Sr. Resident Solutions Architect, Databricks

Stefan is a performance and scalability subject matter expert at Databricks. He has a background in parallel distributed systems and has years of experience in the Big Data Analytics field. More recently, he is focusing on deploying Structured Streaming applications at scale, advising clients on how they can build out their pipelines from proof of concepts to production grade systems.

Past sessions

The SQL tab in the Spark UI provides a lot of information for analysing your spark queries, ranging from the query plan, to all associated statistics. However, many new Spark practitioners get overwhelmed by the information presented, and have trouble using it to their benefit. In this talk we want to give a gentle introduction to how to read this SQL tab. We will first go over all the common spark operations, such as scans, projects, filter, aggregations and joins; and how they relate to the Spark code written. In the second part of the talk we will show how to read the associated statistics to pinpoint performance bottlenecks.

After attending this session you will have a better grasp on query plans and the SQL tab, and will be able to use this knowledge to increase the performance of your spark queries.

Speakers: Stefan van Wouw and Max Thone

Running a stream in a development environment is relatively easy. However, some topics can cause serious issues in production when they are not addressed properly. In this presentation we want to cover 4 topics that, when not addressed, can lead to serious issues for streams in production. The first topic considers what happens if input parameters of your stream are not properly configured. This can result in your stream having to suddenly process much more data than anticipated, causing considerable performance degradation.

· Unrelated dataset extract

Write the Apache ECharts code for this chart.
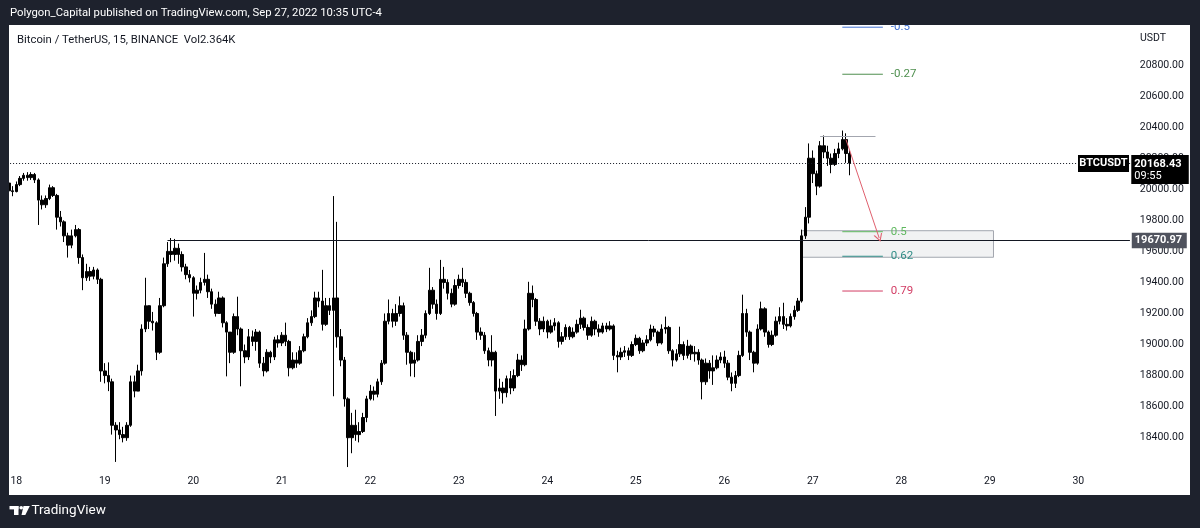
<!DOCTYPE html>
<html><head><meta charset="utf-8">
<script src="https://cdn.jsdelivr.net/npm/echarts@6/dist/echarts.min.js"></script>
<style>html,body{margin:0;padding:0;background:#1e222d}#c{width:1200px;height:528px}</style>
</head><body><div id="c"></div>
<script>
// ---- data (hourly candles, hour offsets from Sep 18 00:00, UTC-4) ----
const startHour = -2;          // first candle: Sep 17 22:00
const totalHours = 305;        // categories shown on the time axis (to Sep 30 ~14:00)
const firstOpen = 20040;
const closes = [
  19990,19985,
  20030,20070,20090,20075,20095,20060,19930,19900,19940,20010,19960,19820,19790,19700,19640,19700,19740,19560,19430,19470,19440,19480,19420,18830,
  18800,18760,18480,18450,18420,18400,18480,18760,18700,18830,19100,19250,19150,19140,18950,19250,19520,19600,19580,19620,19580,19500,19450,19430,
  19330,19350,19400,19420,19340,19260,19200,19300,19140,19080,18950,19180,19100,18960,18920,19050,19020,19080,18880,18830,18950,18920,19030,19010,
  19060,19020,18850,18900,18880,18960,19050,19140,19180,19300,19280,19130,19250,19220,19300,19050,18900,18650,18400,18480,18420,18440,18530,18650,
  18700,18680,18760,18880,19150,19200,19150,19200,19250,19060,18950,18880,18900,19020,19060,19200,19350,19260,19200,19420,19400,19330,19260,19380,
  19420,19400,19330,19270,19200,19080,19060,18960,18900,18950,18700,18720,18690,18780,18720,18800,18900,18870,19100,19330,19290,19150,19100,19150,
  19080,19120,19140,19020,19050,19110,19050,19080,19130,19170,19110,19060,19150,19100,19080,19120,19100,19120,18930,18920,18950,18960,18930,19000,
  19040,18960,19010,19030,19100,19080,19010,19100,19110,18960,18900,18940,19000,18930,18990,18940,18950,18900,18760,18880,18830,18850,18900,18920,
  18880,18790,18750,18800,18930,19200,19080,18950,18880,19100,19230,19080,19000,19060,19150,19180,19130,19120,19180,19220,19280,19700,19820,20200,
  20100,20020,20280,20240,20200,20160,20230,20260,20320,20230,20168.43
];
const lows = [
  19970,19955,
  19980,20020,20055,20055,20060,20040,19770,19870,19880,19930,19950,19740,19760,19660,19560,19620,19690,19520,19350,19410,19410,19420,19390,18760,
  18750,18700,18420,18244,18390,18370,18380,18470,18660,18700,18800,19080,19100,19090,18900,18940,19240,19500,19530,19540,19520,19470,19420,19400,
  19180,19290,19330,19380,19300,19230,19180,19200,19110,18795,18880,18940,19060,18731,18880,18900,18990,18960,18850,18795,18820,18880,18900,18980,
  18990,18990,18795,18840,18850,18870,18950,19040,19120,19170,19240,19090,19120,19190,18667,18980,18860,18600,18211,18300,18380,18370,18430,18500,
  18640,18640,18660,18740,18870,19130,19110,19120,19180,19030,18870,18795,18790,18890,18990,19040,19190,19230,19160,19190,19360,19290,19240,19250,
  19360,19370,19300,19250,19180,19030,19030,18940,18860,18859,18540,18650,18620,18660,18680,18700,18790,18830,18860,19090,19240,19120,19060,19080,
  19040,19070,19090,18980,19000,19030,19030,19040,19070,19100,19090,19030,19050,19060,19050,19070,19080,19090,18900,18821,18900,18920,18900,18920,
  18990,18940,18950,18990,19020,19050,18990,19000,19070,18940,18859,18890,18920,18900,18910,18900,18890,18870,18647,18740,18780,18740,18840,18880,
  18850,18770,18699,18720,18790,18920,19050,18900,18821,18870,19090,19050,18980,18990,19050,19130,19100,19090,19110,19160,19210,19270,19680,19780,
  20040,19962,20010,20200,20150,20103,20150,20200,20250,20170,20090
];
const highs = [
  20050,20020,
  20050,20085,20105,20110,20110,20105,20070,19960,19960,20030,20020,19970,19860,19800,19720,19740,19770,19750,19580,19520,19500,19500,19490,19430,
  18880,18885,18780,18500,18500,18470,18500,18800,18800,18870,19130,19430,19230,19210,19150,19300,19560,19660,19686,19680,19650,19600,19520,19480,
  19440,19380,19430,19590,19450,19360,19290,19340,19310,19150,19080,19200,19308,19110,19000,19100,19090,19100,19090,18920,18970,18960,19050,19060,
  19080,19141,19030,18950,18950,18990,19070,19170,19220,19340,19340,19481,19300,19300,19956,19790,19100,18920,18660,18560,18580,18500,18560,18670,
  18740,18730,18780,18900,19200,19290,19230,19260,19310,19270,19080,18960,18950,19060,19100,19220,19494,19370,19290,19545,19500,19420,19360,19420,
  19450,19494,19420,19340,19280,19210,19110,19080,18980,19060,18960,18780,18760,18800,18830,18840,18940,18930,19160,19404,19380,19300,19170,19180,
  19160,19160,19170,19150,19080,19130,19120,19110,19160,19224,19180,19130,19180,19160,19130,19140,19140,19150,19130,18960,18980,18990,18980,19020,
  19064,19050,19030,19060,19128,19120,19090,19130,19180,19120,18970,18970,19115,19020,19030,19000,18990,18970,18910,18910,18900,18930,18930,18950,
  18960,18900,18820,18830,18960,19321,19230,19090,18960,19130,19276,19240,19090,19090,19180,19240,19269,19170,19200,19250,19300,19740,19885,20295,
  20250,20120,20310,20346,20280,20230,20260,20300,20378,20360,20250
];
const dayLabels = ['18','19','20','21','22','23','24','25','26','27','28','29','30'];
const priceTicks = [18400,18600,18800,19000,19200,19400,19600,19800,20000,20200,20400,20600,20800];
const lastPrice = 20168.43;
const countdown = '09:55';
const symbolName = 'BTCUSDT';
const hLinePrice = 19670.97, hLineStartHour = 41;
const topRayPrice = 20340, topRayHours = [218, 233];
const fibHigh = 20385, fibLow = 19068;
const fibLevels = [-0.5, -0.27, 0.5, 0.62, 0.79];
const fibNames  = ['-0.5', '-0.27', '0.5', '0.62', '0.79'];
const fibColors = ['#3f6fd0', '#4f8f4f', '#5fb85f', '#2f8c86', '#d23c64'];
const fibHours = [224, 235];
const zoneTop = 19733, zoneBottom = 19562, zoneHours = [213, 265];
const arrowFrom = [225, 20320], arrowTo = [234, 19686];
const titleText = 'Polygon_Capital published on TradingView.com, Sep 27, 2022 10:35 UTC-4';
const legendText = 'Bitcoin / TetherUS, 15, BINANCE  Vol2.364K';

// ---- build ----
const cats = [];
for (let i = 0; i < totalHours; i++) cats.push(String(startHour + i));
const candles = closes.map((c, i) => {
  const o = i === 0 ? firstOpen : closes[i - 1];
  return [o, c, Math.min(lows[i], o, c), Math.max(highs[i], o, c)];
});
const lastHour = startHour + totalHours - 1;
const FONT = 'Roboto';
const dark = '#1e222d';
const W = 1200, H = 528;
const gridL = 7.08, gridR = 68.23, gridT = 2.9, gridB = 59.24;
const plotRight = W - gridR;

const fibSeries = fibLevels.map((lv, i) => {
  const p = fibHigh - lv * (fibHigh - fibLow);
  return {
    type: 'line', name: fibNames[i], silent: true, symbol: 'none', z: 3,
    data: [[String(fibHours[0]), p], [String(fibHours[1]), p]],
    lineStyle: {color: fibColors[i], width: 1, type: 'solid'},
    itemStyle: {color: fibColors[i]},
    endLabel: {show: true, distance: 8, color: fibColors[i], fontSize: 11.5, fontFamily: FONT, formatter: fibNames[i]}
  };
});

const chart = echarts.init(document.getElementById('c'), null, {renderer: 'canvas'});
const option = {
  animation: false,
  backgroundColor: '#ffffff',
  grid: {left: gridL, right: gridR, top: gridT, bottom: gridB, containLabel: false, outerBoundsMode: 'none'},
  xAxis: {
    type: 'category', data: cats, boundaryGap: true,
    axisLine: {show: false}, axisTick: {show: false}, splitLine: {show: false},
    axisLabel: {
      interval: (i) => (i + startHour) % 24 === 0,
      formatter: (v) => dayLabels[(+v) / 24] || '',
      color: '#131722', fontSize: 10.5, fontFamily: FONT, margin: 7
    }
  },
  yAxis: {
    type: 'value', position: 'right', min: 18200, max: 21200, interval: 200,
    axisLine: {show: false}, axisTick: {show: false}, splitLine: {show: false},
    axisLabel: {
      margin: 8, color: '#131722', fontSize: 10.5, fontFamily: FONT,
      formatter: (v) => priceTicks.indexOf(v) >= 0 ? v.toFixed(2) : ''
    }
  },
  series: [{
    type: 'candlestick',
    data: candles,
    barWidth: 3,
    itemStyle: {color: '#000', color0: '#000', borderColor: '#000', borderColor0: '#000', borderWidth: 1},
    markArea: {
      silent: true, label: {show: false},
      itemStyle: {color: 'rgba(149,152,161,0.13)', borderColor: '#a3a6af', borderWidth: 1},
      data: [[{coord: [String(zoneHours[0]), zoneTop]}, {coord: [String(zoneHours[1]), zoneBottom]}]]
    },
    markLine: {
      silent: true, symbol: ['none', 'none'], label: {show: false},
      data: [
        {yAxis: lastPrice, lineStyle: {color: '#131722', type: [1, 2], width: 1}},
        [{coord: [String(hLineStartHour), hLinePrice], lineStyle: {color: '#131722', type: 'solid', width: 1}},
         {coord: [String(lastHour), hLinePrice], lineStyle: {color: '#131722', type: 'solid', width: 1}}],
        [{coord: [String(topRayHours[0]), topRayPrice], lineStyle: {color: '#a3a6af', type: 'solid', width: 1}},
         {coord: [String(topRayHours[1]), topRayPrice], lineStyle: {color: '#a3a6af', type: 'solid', width: 1}}],
        [{coord: [String(arrowFrom[0]), arrowFrom[1]], symbol: 'none', lineStyle: {color: '#e0606e', type: 'solid', width: 1}},
         {coord: [String(arrowTo[0]), arrowTo[1]], lineStyle: {color: '#e0606e', type: 'solid', width: 1},
          symbol: 'path://M0,10 L5,0 L10,10 L8.6,10 L5,2.8 L1.4,10 Z', symbolSize: [9, 8]}]
      ]
    }
  }, ...fibSeries]
};
chart.setOption(option);

const yLast = chart.convertToPixel({yAxisIndex: 0}, lastPrice);
const yH = chart.convertToPixel({yAxisIndex: 0}, hLinePrice);
function txt(x, y, text, color, size, weight, align, z) {
  return {type: 'text', x: x, y: y, z: z || 110, silent: true,
    style: {text: text, fill: color, font: (weight || 'normal') + ' ' + size + 'px ' + FONT,
      align: align || 'left', verticalAlign: 'middle', textAlign: align || 'left', textVerticalAlign: 'middle'}};
}
function rect(x, y, w, h, fill, z) {
  return {type: 'rect', z: z || 100, silent: true, shape: {x: x, y: y, width: w, height: h}, style: {fill: fill}};
}
chart.setOption({
  graphic: [
    rect(0, 0, W, 25, dark), rect(0, 0, 9, H, dark), rect(1190, 0, 10, H, dark), rect(0, 495, W, 33, dark),
    txt(10, 13, titleText, '#ffffff', 11.3, 'normal'),
    txt(17, 40, legendText, '#131722', 11.3, 'normal'),
    txt(1140, 38, 'USDT', '#131722', 10.5, 'normal'),
    rect(1078, yLast - 8, 51, 17, '#000000', 105),
    txt(1103.5, yLast + 0.5, symbolName, '#ffffff', 11, 'bold', 'center'),
    rect(plotRight - 0.5, yLast - 8, 57.5, 29, '#000000', 105),
    txt(plotRight + 2.5, yLast + 1.5, lastPrice.toFixed(2), '#ffffff', 11, 'bold'),
    txt(plotRight + 2.5, yLast + 13.5, countdown, '#ffffff', 11, 'normal'),
    rect(plotRight, yH - 7.7, 55, 15.5, '#50535e', 105),
    txt(plotRight + 3, yH + 0.3, hLinePrice.toFixed(2), '#ffffff', 11, 'bold'),
    // TradingView logo
    rect(9.5, 506, 9, 3.4, '#ffffff', 110),
    rect(14, 506, 4.5, 9, '#ffffff', 110),
    {type: 'circle', z: 110, silent: true, shape: {cx: 21.2, cy: 507.8, r: 1.8}, style: {fill: '#ffffff'}},
    {type: 'polygon', z: 110, silent: true, shape: {points: [[23.5, 506], [29.8, 506], [25.3, 515], [21.5, 515]]}, style: {fill: '#ffffff'}},
    txt(31.5, 511, 'TradingView', '#ffffff', 13.5, 'normal')
  ]
});
</script></body></html>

The second topic will be about stateful streaming parameters and the consequences of not tuning these parameters correctly. This can lead to infinite state accumulation, and can be another source of degraded performance, as well as memory issues. In the third topic we discuss Structure Streaming output parameters. When not addressed, this can lead to a severe case of the small files problem. In the final topic, we will cover what to think about when you want to modify your streaming job while it is already in production and checkpoints are involved. We will provide practical hands-on examples on when aforementioned issues manifest and how to prevent them from occurring in your production streams. By the end of the talk you will know what to look out for when designing performant and fault-tolerant streams.